Objective: Omit the pictures and return every entry exactly as written.

[Records from a data collection]
════════════════════

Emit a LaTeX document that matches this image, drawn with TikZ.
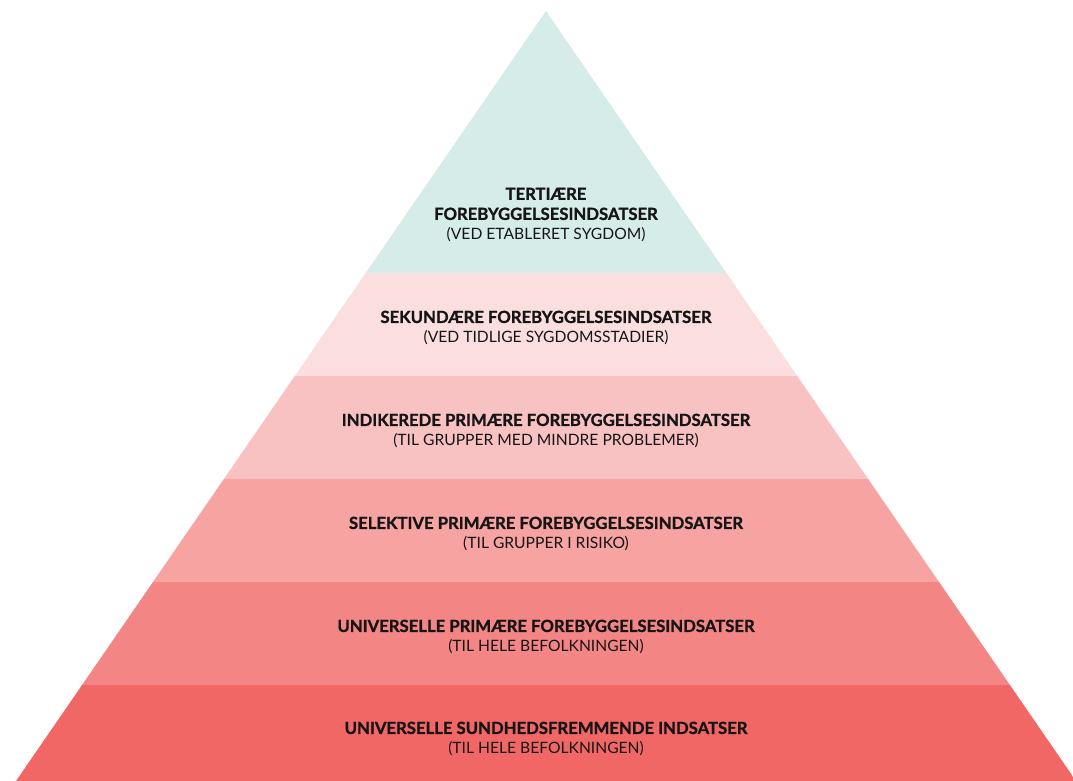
\documentclass[tikz,border=0pt]{standalone}
\usepackage{fontspec}
\setmainfont{Lato}[BoldFeatures={FakeBold=1.2}]
\usetikzlibrary{calc}

\definecolor{tealtop}{HTML}{D5ECE9}
\definecolor{band1}{HTML}{FBDFDF}
\definecolor{band2}{HTML}{F9C2C2}
\definecolor{band3}{HTML}{F6A3A2}
\definecolor{band4}{HTML}{F38584}
\definecolor{band5}{HTML}{F16765}
\definecolor{inktext}{HTML}{151515}

\tikzset{
  lvl/.style={align=center, text=inktext, font=\fontsize{8.9}{11.4}\selectfont, inner sep=0pt},
}
\newcommand{\lvltitle}[1]{{\fontsize{9.5}{11.4}\selectfont\bfseries #1}}

\begin{document}
\begin{tikzpicture}[x=0.02cm, y=-0.02cm]
\useasboundingbox (0,0) rectangle (1073,781);
\begin{scope}
\clip (546,11) -- (16,781) -- (1076,781) -- cycle;
\fill[tealtop] (0,0) rectangle (1073,273);
\fill[band1] (0,273) rectangle (1073,376);
\fill[band2] (0,376) rectangle (1073,479);
\fill[band3] (0,479) rectangle (1073,582);
\fill[band4] (0,582) rectangle (1073,685);
\fill[band5] (0,685) rectangle (1073,782);
\end{scope}

\node[lvl] (tert) at (546,215) {\lvltitle{TERTIÆRE}\\\lvltitle{FOREBYGGELSESINDSATSER}\\(VED ETABLERET SYGDOM)};
\node[lvl] (sek) at (546,328) {\lvltitle{SEKUNDÆRE FOREBYGGELSESINDSATSER}\\(VED TIDLIGE SYGDOMSSTADIER)};
\node[lvl] (ind) at (546,431) {\lvltitle{INDIKEREDE PRIMÆRE FOREBYGGELSESINDSATSER}\\(TIL GRUPPER MED MINDRE PROBLEMER)};
\node[lvl] (sel) at (546,534) {\lvltitle{SELEKTIVE PRIMÆRE FOREBYGGELSESINDSATSER}\\(TIL GRUPPER I RISIKO)};
\node[lvl] (uni) at (546,637) {\lvltitle{UNIVERSELLE PRIMÆRE FOREBYGGELSESINDSATSER}\\(TIL HELE BEFOLKNINGEN)};
\node[lvl] (sund) at (546,739) {\lvltitle{UNIVERSELLE SUNDHEDSFREMMENDE INDSATSER}\\(TIL HELE BEFOLKNINGEN)};
\end{tikzpicture}
\end{document}
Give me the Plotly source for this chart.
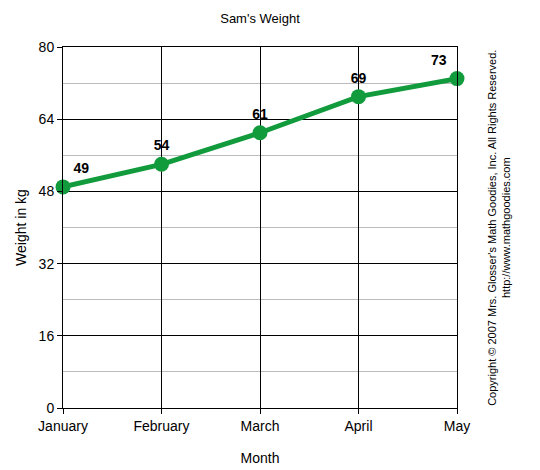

════════════════════

Written answer:
Emit a LaTeX document that matches this image, drawn with TikZ.
\documentclass[tikz,border=0pt]{standalone}
\usepackage{fontspec}
\setmainfont{Lato}[BoldFeatures={FakeBold=1.2}]
\usetikzlibrary{calc}

\definecolor{tealtop}{HTML}{D5ECE9}
\definecolor{band1}{HTML}{FBDFDF}
\definecolor{band2}{HTML}{F9C2C2}
\definecolor{band3}{HTML}{F6A3A2}
\definecolor{band4}{HTML}{F38584}
\definecolor{band5}{HTML}{F16765}
\definecolor{inktext}{HTML}{151515}

\tikzset{
  lvl/.style={align=center, text=inktext, font=\fontsize{8.9}{11.4}\selectfont, inner sep=0pt},
}
\newcommand{\lvltitle}[1]{{\fontsize{9.5}{11.4}\selectfont\bfseries #1}}

\begin{document}
\begin{tikzpicture}[x=0.02cm, y=-0.02cm]
\useasboundingbox (0,0) rectangle (1073,781);
\begin{scope}
\clip (546,11) -- (16,781) -- (1076,781) -- cycle;
\fill[tealtop] (0,0) rectangle (1073,273);
\fill[band1] (0,273) rectangle (1073,376);
\fill[band2] (0,376) rectangle (1073,479);
\fill[band3] (0,479) rectangle (1073,582);
\fill[band4] (0,582) rectangle (1073,685);
\fill[band5] (0,685) rectangle (1073,782);
\end{scope}

\node[lvl] (tert) at (546,215) {\lvltitle{TERTIÆRE}\\\lvltitle{FOREBYGGELSESINDSATSER}\\(VED ETABLERET SYGDOM)};
\node[lvl] (sek) at (546,328) {\lvltitle{SEKUNDÆRE FOREBYGGELSESINDSATSER}\\(VED TIDLIGE SYGDOMSSTADIER)};
\node[lvl] (ind) at (546,431) {\lvltitle{INDIKEREDE PRIMÆRE FOREBYGGELSESINDSATSER}\\(TIL GRUPPER MED MINDRE PROBLEMER)};
\node[lvl] (sel) at (546,534) {\lvltitle{SELEKTIVE PRIMÆRE FOREBYGGELSESINDSATSER}\\(TIL GRUPPER I RISIKO)};
\node[lvl] (uni) at (546,637) {\lvltitle{UNIVERSELLE PRIMÆRE FOREBYGGELSESINDSATSER}\\(TIL HELE BEFOLKNINGEN)};
\node[lvl] (sund) at (546,739) {\lvltitle{UNIVERSELLE SUNDHEDSFREMMENDE INDSATSER}\\(TIL HELE BEFOLKNINGEN)};
\end{tikzpicture}
\end{document}
Give me the Plotly source for this chart.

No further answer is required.